LIBERTY MUTUAL INSURANCE v. AETNA CASUALTY & SURETY COMPANY

Appellate Division of the Supreme Court of New York (1991)

Facts

Issue

Holding — Bracken, J.P.

Rule

Reasoning

Deep Dive: How the Court Reached Its Decision

Court's Reasoning on the Validity of the "Stepdown" Clause

The court determined that the "stepdown" clause in Liberty's policy, which limited coverage for Dancour to $100,000, was valid and enforceable. It acknowledged that under New York law, insurance policies can contain provisions that afford different levels of coverage for different insured parties, as long as such provisions are not explicitly prohibited by statute. Aetna's argument that the clause was illegal due to statutory requirements for uniform coverage for permissive users was rejected. The court emphasized that the absence of a statute explicitly authorizing such tiered coverage does not render it illegal; rather, it affirmed the principle that insurance contracts should be enforced according to their terms unless otherwise prohibited. This understanding was supported by precedents establishing that courts have permitted "two-tiered" insurance coverage structures in similar contexts. Thus, the court concluded that Liberty's policy, which provided a higher limit for the vehicle's owner than for permissive users, complied with New York law. The ruling clarified that Liberty's total liability limit remained $1,000,000, with Dancour's coverage specifically capped at $100,000 due to the stepdown clause.

Determination of Insurance Obligations

The court assessed the obligations of the various insurers involved in the case, particularly focusing on Liberty and Aetna. It concluded that Aetna's obligation to cover the judgment would arise only after Liberty's policy limit had been exhausted, which was not the situation since Liberty was only liable for $100,000. The court pointed out that the lower court had mistakenly interpreted the insurance policies, leading to an erroneous conclusion that Liberty was required to pay more than its policy limit. Furthermore, it highlighted that Aetna's coverage was primary for Dancour's actions when operating the vehicle in the course of her employment, contingent upon the determination of Dancour's employment status at the time of the accident. The court noted that if Dancour was indeed acting within her employment scope, Aetna would be responsible for the next layer of coverage up to $1,000,000. This assessment underscored the importance of accurately interpreting the terms of the insurance policies and the conditions under which coverage would be activated.

Subrogation and Declaratory Relief

The court clarified the distinction between Liberty's declaratory judgment action and a subrogation claim, emphasizing that the former did not entail Liberty seeking recovery from its own insured. It recognized that subrogation rules prevent an insurer from claiming against its own insured for losses covered under the policy. However, the court concluded that Liberty's action was not a subrogation case; rather, it sought a declaration regarding the obligations of multiple insurers concerning a judgment. This clarification was significant in understanding the nature of Liberty's claims and the legal framework governing insurance obligations. The court noted that the potential for future indemnification claims was not relevant to the current action, as the declaratory relief sought did not involve a monetary award against Dancour or her employer. Thus, the court determined that the precedent regarding subrogation claims against one's own insured did not apply in this case, allowing Liberty's action to proceed on its merits.

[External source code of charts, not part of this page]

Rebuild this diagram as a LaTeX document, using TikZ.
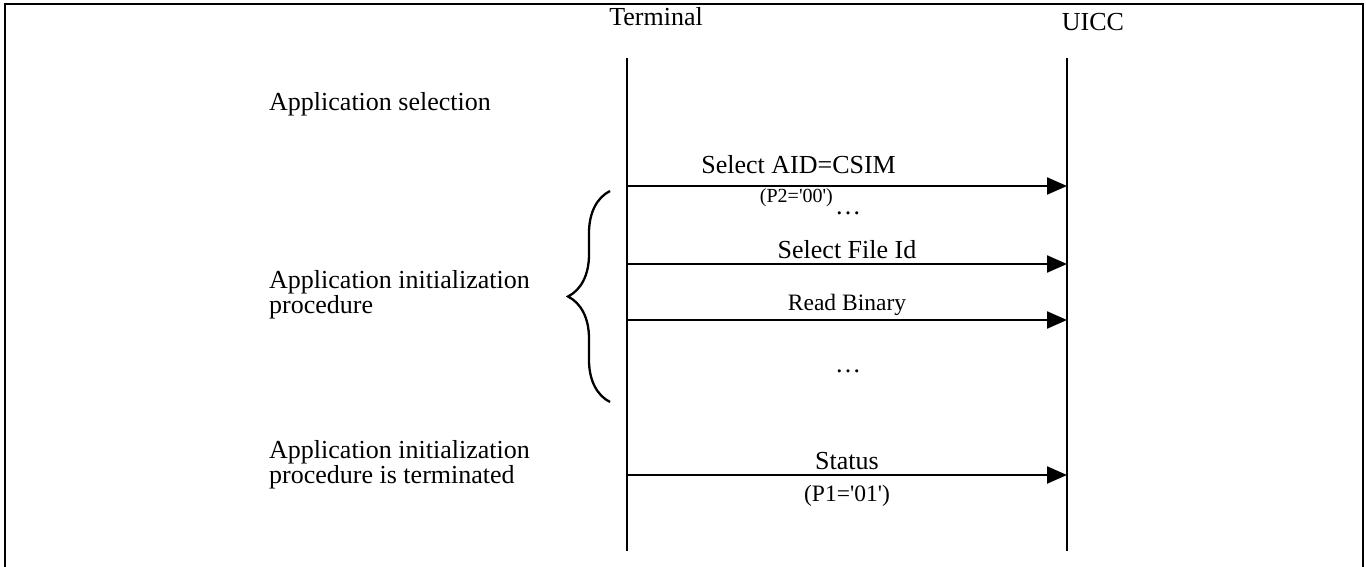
\documentclass[tikz,border=0pt]{standalone}
\usepackage{fontspec}
\setmainfont{Liberation Serif}
\usetikzlibrary{arrows.meta,positioning,decorations.pathreplacing}

\begin{document}
\begin{tikzpicture}[x=1pt,y=-1pt,
  every node/.style={font=\fontsize{26}{25}\selectfont,inner sep=0pt},
  small/.style={font=\fontsize{23.5}{26}\selectfont},
  tiny/.style={font=\fontsize{20}{22}\selectfont},
  life/.style={line width=2.3pt},
  msg/.style={line width=2.2pt,-{Triangle[length=20pt,width=17pt]}},
  phase/.style={anchor=north west,align=left},
  over/.style={anchor=base,yshift=#1},
  under/.style={anchor=base,yshift=-#1}]
\useasboundingbox (0,0) rectangle (1366,567);
\draw[line width=2.8pt] (5,567) -- (5,4) -- (1363,4) -- (1363,567);

\node (term) at (656,17) {Terminal};
\node (uicc) at (1093,22) {UICC};

\coordinate (tTop) at (627,58);
\coordinate (tBot) at (627,551);
\coordinate (uTop) at (1067,58);
\coordinate (uBot) at (1067,551);
\draw[life] (tTop) -- (tBot);
\draw[life] (uTop) -- (uBot);

% one row per command sent to the card
\foreach \n/\y in {a/186,b/264,c/320,d/475} {
  \coordinate (t\n) at (627,\y);
  \coordinate (u\n) at (1067,\y);
}
\draw[msg] (ta) -- (ua) node[pos=.39,over=12pt] {Select AID=CSIM}
  node[pos=.385,under=17pt,tiny] {(P2=\textquotesingle 00\textquotesingle)};
\draw[msg] (tb) -- (ub) node[midway,over=6pt] {Select File Id};
\draw[msg] (tc) -- (uc) node[midway,over=10pt,small] {Read Binary};
\draw[msg] (td) -- (ud) node[midway,over=6pt] {Status}
  node[midway,under=26pt,small] {(P1=\textquotesingle 01\textquotesingle)};

\node (dots1) at (848,213) {…};
\node (dots2) at (848,371) {…};

\node[phase] (sel) at (269,92) {Application selection};
\node[phase] (init) at (269,270) {Application initialization\\procedure};
\node[phase] (done) at (269,440) {Application initialization\\procedure is terminated};

\coordinate (brTop) at (610,191);
\coordinate (brBot) at (610,402);
\draw[life,decorate,decoration={brace,amplitude=42pt}] (brBot) -- (brTop);
\end{tikzpicture}
\end{document}
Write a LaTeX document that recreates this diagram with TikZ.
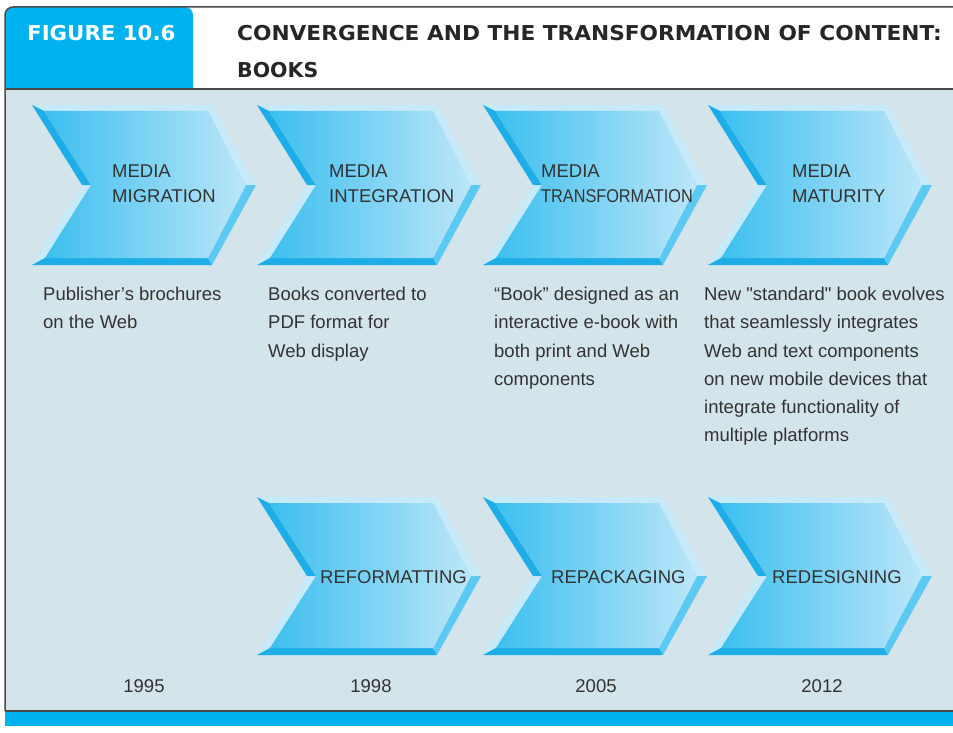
\documentclass[tikz,border=0pt]{standalone}
\usepackage{fontspec}
\setmainfont{Liberation Sans}[Ligatures=TeXOff]
\newfontfamily\headfont{DejaVu Sans}
\usetikzlibrary{positioning}

\definecolor{figblue}{HTML}{00B2EE}
\definecolor{panelbg}{HTML}{D4E4EB}
\definecolor{framegray}{HTML}{4A4A4A}
\definecolor{txtgray}{HTML}{333333}
\definecolor{chevdark}{HTML}{1FADE8}
\definecolor{chevmid}{HTML}{5BC9F2}
\definecolor{chevlight}{HTML}{C6EAF9}
\definecolor{chevleft}{HTML}{3CBFEF}
\definecolor{chevright}{HTML}{BCE6F8}

% one bevelled chevron: #1 = left x, #2 = top y, #3 = bottom y
\newcommand{\bookchevron}[3]{%
  \pgfmathsetmacro{\chmid}{(#2+#3)/2}
  \coordinate (A) at (#1,#2);
  \coordinate (B) at (#1+180,#2);
  \coordinate (C) at (#1+224,\chmid);
  \coordinate (D) at (#1+180,#3);
  \coordinate (E) at (#1,#3);
  \coordinate (F) at (#1+50,\chmid);
  % inner face
  \coordinate (A') at (#1+12,#2+6);
  \coordinate (B') at (#1+176,#2+6);
  \coordinate (C') at (#1+214,\chmid);
  \coordinate (D') at (#1+176,#3-7);
  \coordinate (E') at (#1+13,#3-7);
  \coordinate (F') at (#1+59,\chmid);
  \fill[chevlight] (A) -- (B) -- (C) -- (D) -- (E) -- (F) -- cycle;
  \fill[chevdark] (F) -- (A) -- (A') -- (F') -- cycle;
  \fill[chevdark] (E) -- (D) -- (D') -- (E') -- cycle;
  \fill[chevmid] (C) -- (D) -- (D') -- (C') -- cycle;
  \shade[left color=chevleft, right color=chevright]
    (A') -- (B') -- (C') -- (D') -- (E') -- (F') -- cycle;
}

\begin{document}
\begin{tikzpicture}[x=1pt, y=-1pt,
  chevtxt/.style={inner sep=0pt, anchor=north west, align=left, text=txtgray,
    font=\fontsize{18.5}{25}\selectfont},
  desctxt/.style={inner sep=0pt, anchor=north west, align=left, text=txtgray,
    font=\fontsize{18.5}{28.2}\selectfont},
  steptxt/.style={inner sep=0pt, anchor=base west, text=txtgray,
    font=\fontsize{18.5}{22}\selectfont},
  yeartxt/.style={inner sep=0pt, anchor=base, text=txtgray,
    font=\fontsize{18.5}{22}\selectfont}]
  \useasboundingbox (0,0) rectangle (953,733);
  \clip (0,0) rectangle (953,733);
  \fill[white] (0,0) rectangle (953,733);

  % panel and header
  \fill[panelbg] (5,89) rectangle (960,711);
  \fill[figblue] (5,89) {[rounded corners=8] -- (5,7) -- (193,7)} -- (193,89) -- cycle;
  \fill[figblue] (5,712) rectangle (960,726);
  \draw[framegray, line width=1.5] (5,711) {[rounded corners=8] -- (5,7)} -- (960,7);
  \draw[framegray, line width=1.5] (5,89) -- (960,89);
  \draw[framegray, line width=1.5] (5,711) -- (960,711);

  \node[inner sep=0pt, anchor=north west, text=white,
    font=\headfont\bfseries\fontsize{20.5}{37}\selectfont] (figlabel) at (27,25)
    {\scalebox{1.04}[1]{FIGURE 10.6}};
  \node[inner sep=0pt, anchor=north west, align=left, text=black!85,
    font=\headfont\bfseries\fontsize{20.5}{37}\selectfont] (figtitle) at (237,25)
    {\scalebox{1.058}[1]{CONVERGENCE AND THE TRANSFORMATION OF CONTENT:}\\BOOKS};

  % chevrons, upper and lower rows
  \foreach \cx in {32,257,483,708} {\bookchevron{\cx}{105}{265}}
  \foreach \cx in {257,483,708} {\bookchevron{\cx}{497}{655}}

  % stage names
  \node[chevtxt] (migr) at (112,164.5) {MEDIA\\MIGRATION};
  \node[chevtxt] (integ) at (329,164.5) {MEDIA\\INTEGRATION};
  \node[chevtxt] (transf) at (541,164.5) {MEDIA\\\scalebox{0.88}[1]{TRANSFORMATION}};
  \node[chevtxt] (matur) at (792,164.5) {MEDIA\\MATURITY};

  % descriptions
  \node[desctxt] (desca) at (43,287) {Publisher’s brochures\\on the Web};
  \node[desctxt] (descb) at (268,287) {Books converted to\\PDF format for\\Web display};
  \node[desctxt] (descc) at (494,287) {“Book” designed as an\\interactive e-book with\\both print and Web\\components};
  \node[desctxt] (descd) at (704,287) {New "standard" book evolves\\that seamlessly integrates\\Web and text components\\on new mobile devices that\\integrate functionality of\\multiple platforms};

  % lower row labels
  \node[steptxt] (reform) at (320,583) {REFORMATTING};
  \node[steptxt] (repack) at (551,583) {REPACKAGING};
  \node[steptxt] (redes) at (772,583) {REDESIGNING};

  % years
  \node[yeartxt] (yra) at (144,692) {1995};
  \node[yeartxt] (yrb) at (371,692) {1998};
  \node[yeartxt] (yrc) at (596,692) {2005};
  \node[yeartxt] (yrd) at (822,692) {2012};
\end{tikzpicture}
\end{document}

Need for Further Discovery

The court highlighted the necessity for additional discovery regarding whether Dancour was operating the vehicle in connection with her employment at the time of the accident. It found that the current record did not provide adequate evidence to conclusively determine her employment status when the collision occurred. Dancour's assertion that she was engaged in work-related activities was deemed insufficient without corroborating evidence. The court emphasized that the resolution of this factual issue was crucial to determining the obligations of the insurers involved. It underscored that summary judgment should not be granted when material facts are within the exclusive control of one party, in this case, Dancour and her employer. Thus, the court remitted the case for further proceedings to allow for the necessary discovery and examination of relevant facts before making a final determination on the insurance obligations.

Conclusion on Insurance Contributions

In concluding its reasoning, the court determined that if Dancour were found to be operating the vehicle in connection with her employment, Aetna's policy would be responsible for covering the next $1,000,000 toward the judgment, following Liberty's payment of $100,000. It ruled that Aetna's business owners' policy was primary, while INA's excess policy would not need to contribute until Aetna's coverage was exhausted. The court reiterated that the insurance obligations were structured based on the nature of the liabilities—active versus passive tort-feasors—and that the obligations of the active tort-feasor's insurer generally take precedence. This analysis reinforced the established principle that the insurer for the active tort-feasor must indemnify the passive tort-feasor's insurer before the latter is called upon for coverage. The ruling thus set the stage for determining the contributions required from each insurer based on the findings of the further discovery process.